Kathy Hepinstall found a readership with her lyrical novels The House of Gentle Men and The Absence of Nectar. In true Southern Gothic tradition, her prose reflects the human condition when cast against a stark background of good and evil, her quirky protagonists illuminated by hope. In her third novel, Prince of Lost Places, Hepinstall deviates from her successful formula, in a spare story with a contemporary theme.
Martha is a young mother overwhelmed by the recent violence at her son's school. Unable to quell her fears, Martha kidnaps the young Duncan in the dark of night, leaving her sleeping husband behind. With a pervasive sense of guilt, Martha rationalizes the urgent need for flight from what she perceives as imminent danger and a husband who refuses to validate her reality.
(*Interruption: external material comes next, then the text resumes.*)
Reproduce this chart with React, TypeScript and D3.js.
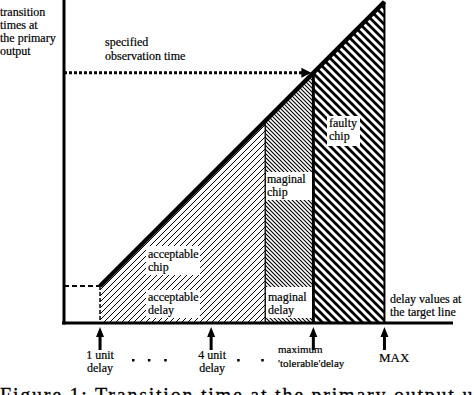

Martha and Duncan begin an isolated existence in a remote Rio Grande cave, carrying limited supplies. Each time Duncan asks after his father, Martha temporizes by promising that "Daddy will be here soon." Not really equipped for the rigors of an extended wilderness sojourn, physically or emotionally, Martha cautiously accepts help from a stranger, a kind man searching for his own solitude. Finally, with the appearance of the husband, Martha is distraught and confused, caught between love and the dark fear that haunts her dreams.
Unlike Hepinstall's previous works, Prince of Lost Places is plot-driven, and, unfortunately, the characters suffer a lack of depth and believability. Without the Gothic trappings, the cave setting adds little to the tension in the plot, beautiful, yet barely more than a postcard panorama. The dialog is disconnected, often graceless and forced, as if the story hasn't enough texture to sustain these intimate conversations.
By the end of Prince of Dark Places, everything falls together and Hepinstall's intent is clear. For this reader, it takes too much effort to get there. I applaud her effort at a different style, but I am such a fan of her previous work that I hope Hepinstall continues to mine the source of her original efforts, the bounty of her layered and emotive prose.